DIRECTION: Faithfully return all lines, omitting every embedded picture.

#### SUPPLIED INFORMATION ####

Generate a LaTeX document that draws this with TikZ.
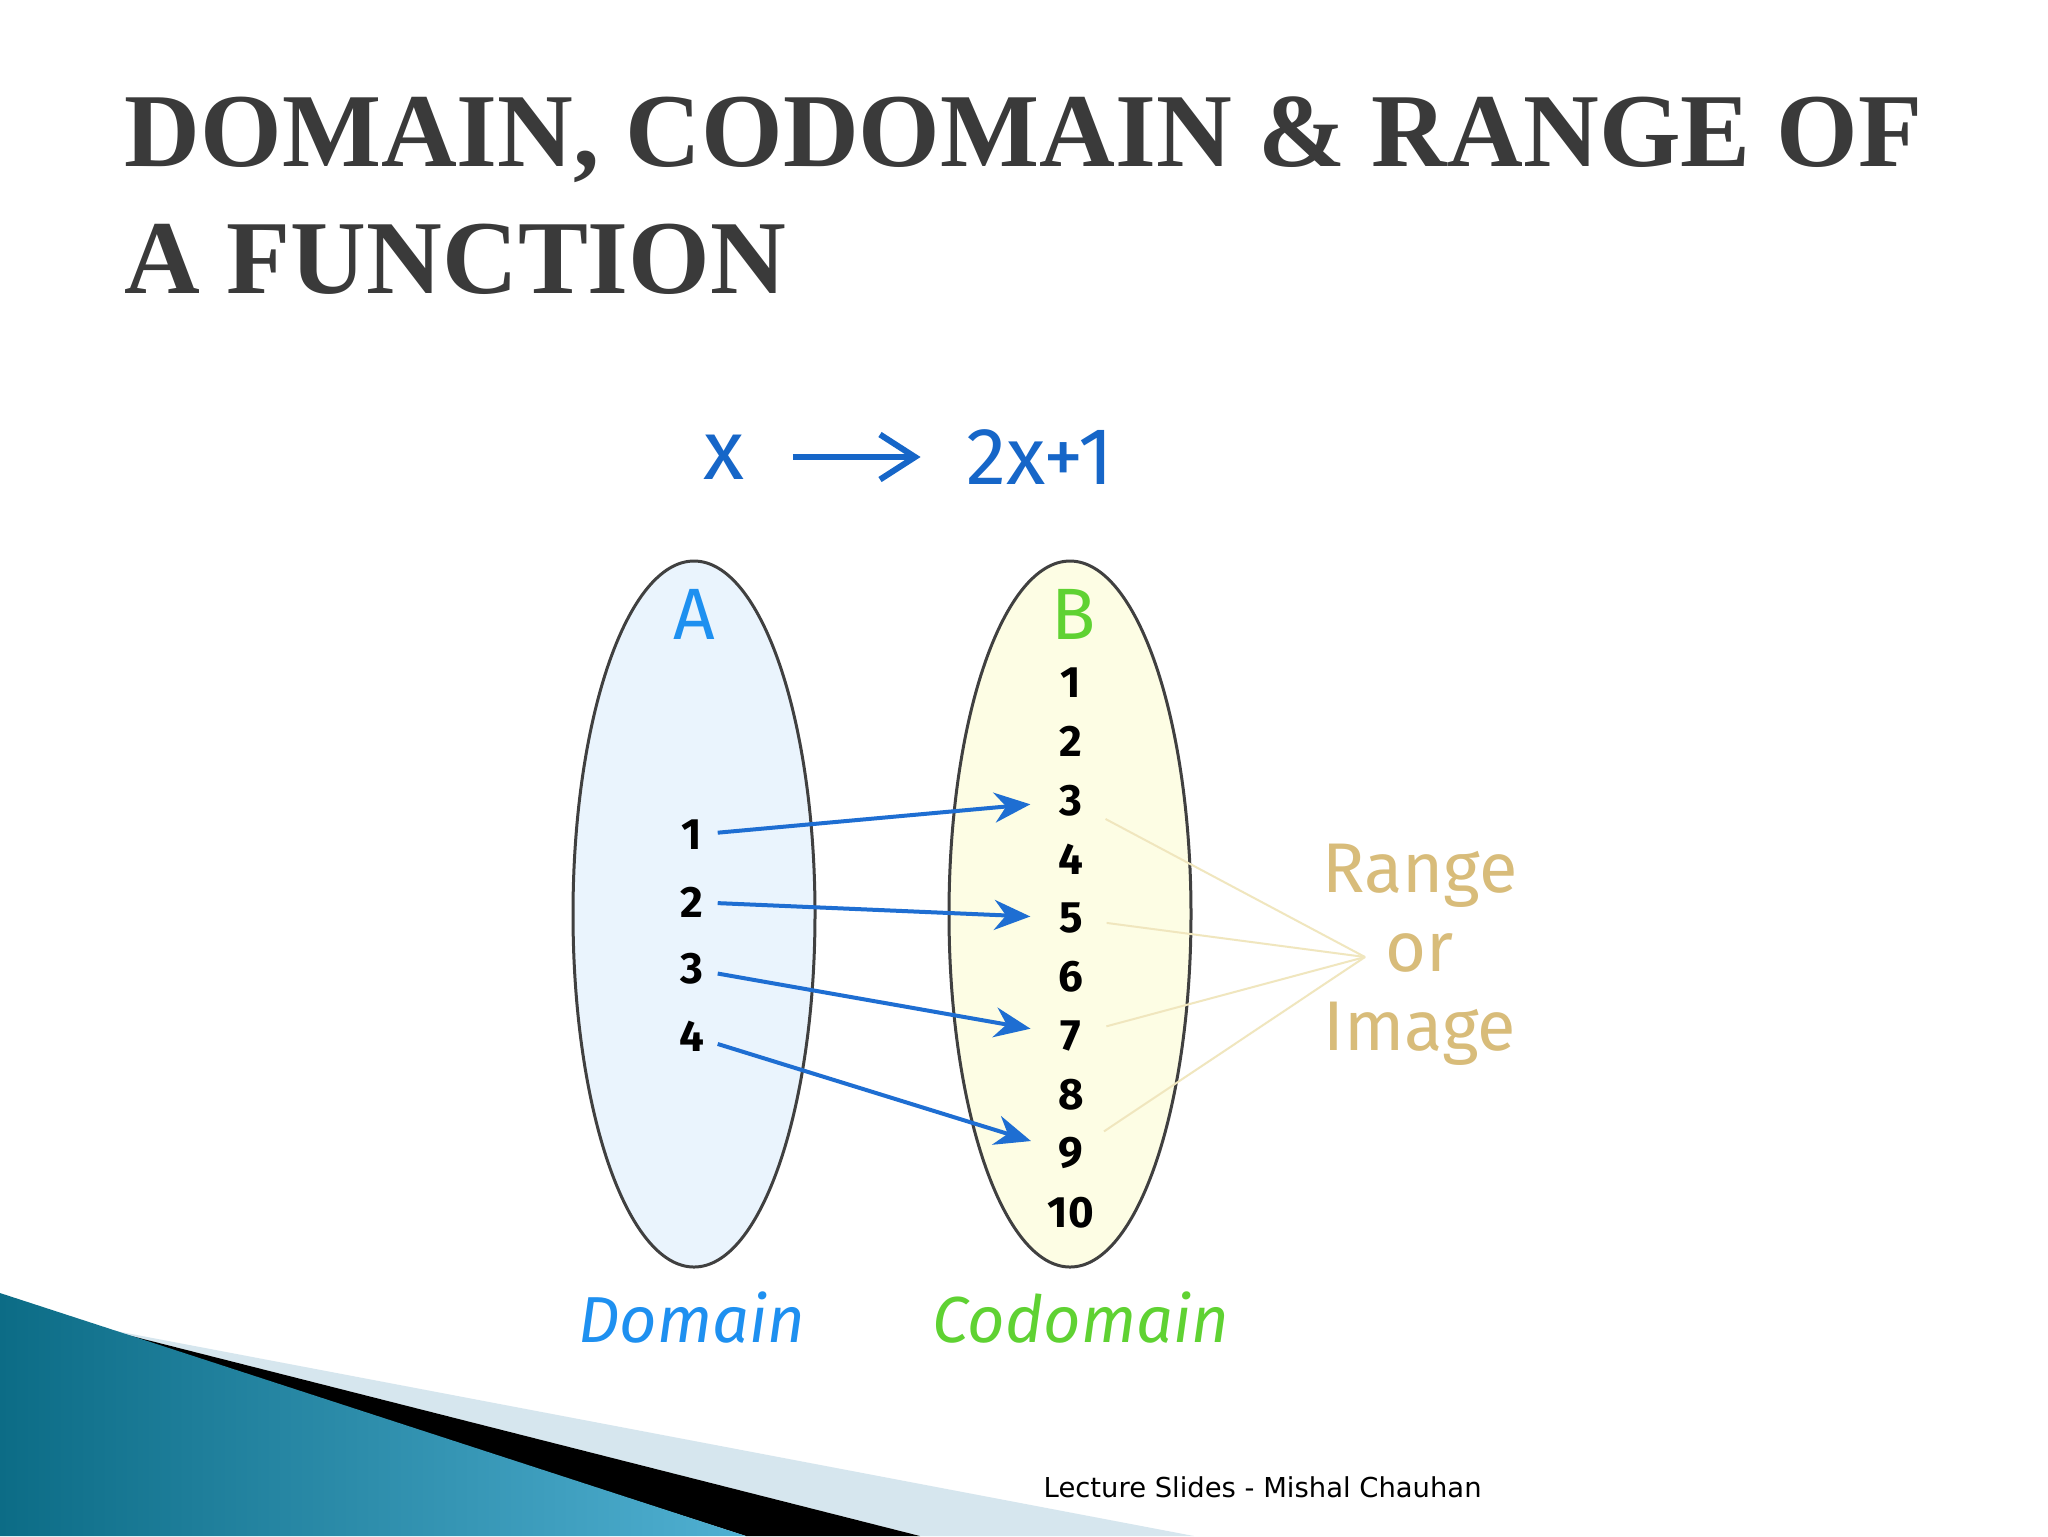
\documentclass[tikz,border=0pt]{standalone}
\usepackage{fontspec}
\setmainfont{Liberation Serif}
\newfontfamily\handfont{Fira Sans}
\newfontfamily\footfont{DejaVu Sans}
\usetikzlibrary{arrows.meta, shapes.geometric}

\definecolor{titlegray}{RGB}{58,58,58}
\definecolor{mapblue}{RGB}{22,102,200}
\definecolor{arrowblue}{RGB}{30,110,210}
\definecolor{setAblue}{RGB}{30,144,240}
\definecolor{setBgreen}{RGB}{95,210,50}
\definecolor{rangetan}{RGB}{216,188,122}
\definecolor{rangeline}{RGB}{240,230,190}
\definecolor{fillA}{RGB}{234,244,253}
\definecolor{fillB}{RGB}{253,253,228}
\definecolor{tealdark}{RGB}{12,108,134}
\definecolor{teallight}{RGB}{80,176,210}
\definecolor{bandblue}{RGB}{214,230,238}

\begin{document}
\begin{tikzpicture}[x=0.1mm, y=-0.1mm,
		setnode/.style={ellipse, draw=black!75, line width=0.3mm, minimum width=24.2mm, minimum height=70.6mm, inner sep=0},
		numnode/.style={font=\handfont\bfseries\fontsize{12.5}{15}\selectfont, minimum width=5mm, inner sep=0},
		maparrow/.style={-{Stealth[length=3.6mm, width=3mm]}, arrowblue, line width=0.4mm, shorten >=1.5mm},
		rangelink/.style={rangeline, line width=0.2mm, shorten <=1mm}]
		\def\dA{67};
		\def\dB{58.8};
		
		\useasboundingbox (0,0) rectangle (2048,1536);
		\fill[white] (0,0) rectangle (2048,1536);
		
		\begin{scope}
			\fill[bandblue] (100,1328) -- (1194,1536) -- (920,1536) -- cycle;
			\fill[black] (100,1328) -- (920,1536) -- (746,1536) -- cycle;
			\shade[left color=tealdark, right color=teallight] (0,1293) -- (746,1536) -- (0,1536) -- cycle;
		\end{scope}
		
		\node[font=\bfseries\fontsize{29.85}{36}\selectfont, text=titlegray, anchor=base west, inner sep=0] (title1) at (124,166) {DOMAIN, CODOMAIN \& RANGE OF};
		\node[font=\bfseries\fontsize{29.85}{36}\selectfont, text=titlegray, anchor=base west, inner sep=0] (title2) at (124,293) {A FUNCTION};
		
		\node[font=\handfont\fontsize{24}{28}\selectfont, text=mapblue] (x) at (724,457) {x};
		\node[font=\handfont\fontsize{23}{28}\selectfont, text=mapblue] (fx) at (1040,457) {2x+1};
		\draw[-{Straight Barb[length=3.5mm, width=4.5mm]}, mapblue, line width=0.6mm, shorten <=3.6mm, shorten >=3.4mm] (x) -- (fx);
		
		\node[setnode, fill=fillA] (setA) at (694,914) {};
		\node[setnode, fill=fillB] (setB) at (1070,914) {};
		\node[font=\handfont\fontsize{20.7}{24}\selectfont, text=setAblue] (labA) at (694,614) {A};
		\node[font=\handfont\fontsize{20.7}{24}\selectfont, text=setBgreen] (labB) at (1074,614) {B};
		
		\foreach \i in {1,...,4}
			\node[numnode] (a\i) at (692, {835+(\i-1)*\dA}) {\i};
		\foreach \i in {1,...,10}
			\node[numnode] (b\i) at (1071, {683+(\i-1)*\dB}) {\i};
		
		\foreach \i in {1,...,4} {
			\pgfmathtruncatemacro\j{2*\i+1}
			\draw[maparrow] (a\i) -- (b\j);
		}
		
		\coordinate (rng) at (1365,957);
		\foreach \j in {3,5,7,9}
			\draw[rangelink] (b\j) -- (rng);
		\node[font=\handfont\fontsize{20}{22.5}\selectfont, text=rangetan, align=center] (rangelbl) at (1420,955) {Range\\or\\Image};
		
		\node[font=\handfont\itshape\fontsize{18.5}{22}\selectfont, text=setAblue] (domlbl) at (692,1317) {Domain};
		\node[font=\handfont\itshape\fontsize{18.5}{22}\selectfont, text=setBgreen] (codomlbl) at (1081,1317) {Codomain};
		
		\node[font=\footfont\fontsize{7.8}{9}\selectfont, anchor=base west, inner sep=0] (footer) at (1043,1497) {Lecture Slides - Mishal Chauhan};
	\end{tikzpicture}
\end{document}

####

TASK RESULT:
Generate a LaTeX document that draws this with TikZ.
\documentclass[tikz,border=0pt]{standalone}
\usepackage{fontspec}
\setmainfont{Liberation Serif}
\newfontfamily\handfont{Fira Sans}
\newfontfamily\footfont{DejaVu Sans}
\usetikzlibrary{arrows.meta, shapes.geometric}

\definecolor{titlegray}{RGB}{58,58,58}
\definecolor{mapblue}{RGB}{22,102,200}
\definecolor{arrowblue}{RGB}{30,110,210}
\definecolor{setAblue}{RGB}{30,144,240}
\definecolor{setBgreen}{RGB}{95,210,50}
\definecolor{rangetan}{RGB}{216,188,122}
\definecolor{rangeline}{RGB}{240,230,190}
\definecolor{fillA}{RGB}{234,244,253}
\definecolor{fillB}{RGB}{253,253,228}
\definecolor{tealdark}{RGB}{12,108,134}
\definecolor{teallight}{RGB}{80,176,210}
\definecolor{bandblue}{RGB}{214,230,238}

\begin{document}
\begin{tikzpicture}[x=0.1mm, y=-0.1mm,
		setnode/.style={ellipse, draw=black!75, line width=0.3mm, minimum width=24.2mm, minimum height=70.6mm, inner sep=0},
		numnode/.style={font=\handfont\bfseries\fontsize{12.5}{15}\selectfont, minimum width=5mm, inner sep=0},
		maparrow/.style={-{Stealth[length=3.6mm, width=3mm]}, arrowblue, line width=0.4mm, shorten >=1.5mm},
		rangelink/.style={rangeline, line width=0.2mm, shorten <=1mm}]
		\def\dA{67};
		\def\dB{58.8};
		
		\useasboundingbox (0,0) rectangle (2048,1536);
		\fill[white] (0,0) rectangle (2048,1536);
		
		\begin{scope}
			\fill[bandblue] (100,1328) -- (1194,1536) -- (920,1536) -- cycle;
			\fill[black] (100,1328) -- (920,1536) -- (746,1536) -- cycle;
			\shade[left color=tealdark, right color=teallight] (0,1293) -- (746,1536) -- (0,1536) -- cycle;
		\end{scope}
		
		\node[font=\bfseries\fontsize{29.85}{36}\selectfont, text=titlegray, anchor=base west, inner sep=0] (title1) at (124,166) {DOMAIN, CODOMAIN \& RANGE OF};
		\node[font=\bfseries\fontsize{29.85}{36}\selectfont, text=titlegray, anchor=base west, inner sep=0] (title2) at (124,293) {A FUNCTION};
		
		\node[font=\handfont\fontsize{24}{28}\selectfont, text=mapblue] (x) at (724,457) {x};
		\node[font=\handfont\fontsize{23}{28}\selectfont, text=mapblue] (fx) at (1040,457) {2x+1};
		\draw[-{Straight Barb[length=3.5mm, width=4.5mm]}, mapblue, line width=0.6mm, shorten <=3.6mm, shorten >=3.4mm] (x) -- (fx);
		
		\node[setnode, fill=fillA] (setA) at (694,914) {};
		\node[setnode, fill=fillB] (setB) at (1070,914) {};
		\node[font=\handfont\fontsize{20.7}{24}\selectfont, text=setAblue] (labA) at (694,614) {A};
		\node[font=\handfont\fontsize{20.7}{24}\selectfont, text=setBgreen] (labB) at (1074,614) {B};
		
		\foreach \i in {1,...,4}
			\node[numnode] (a\i) at (692, {835+(\i-1)*\dA}) {\i};
		\foreach \i in {1,...,10}
			\node[numnode] (b\i) at (1071, {683+(\i-1)*\dB}) {\i};
		
		\foreach \i in {1,...,4} {
			\pgfmathtruncatemacro\j{2*\i+1}
			\draw[maparrow] (a\i) -- (b\j);
		}
		
		\coordinate (rng) at (1365,957);
		\foreach \j in {3,5,7,9}
			\draw[rangelink] (b\j) -- (rng);
		\node[font=\handfont\fontsize{20}{22.5}\selectfont, text=rangetan, align=center] (rangelbl) at (1420,955) {Range\\or\\Image};
		
		\node[font=\handfont\itshape\fontsize{18.5}{22}\selectfont, text=setAblue] (domlbl) at (692,1317) {Domain};
		\node[font=\handfont\itshape\fontsize{18.5}{22}\selectfont, text=setBgreen] (codomlbl) at (1081,1317) {Codomain};
		
		\node[font=\footfont\fontsize{7.8}{9}\selectfont, anchor=base west, inner sep=0] (footer) at (1043,1497) {Lecture Slides - Mishal Chauhan};
	\end{tikzpicture}
\end{document}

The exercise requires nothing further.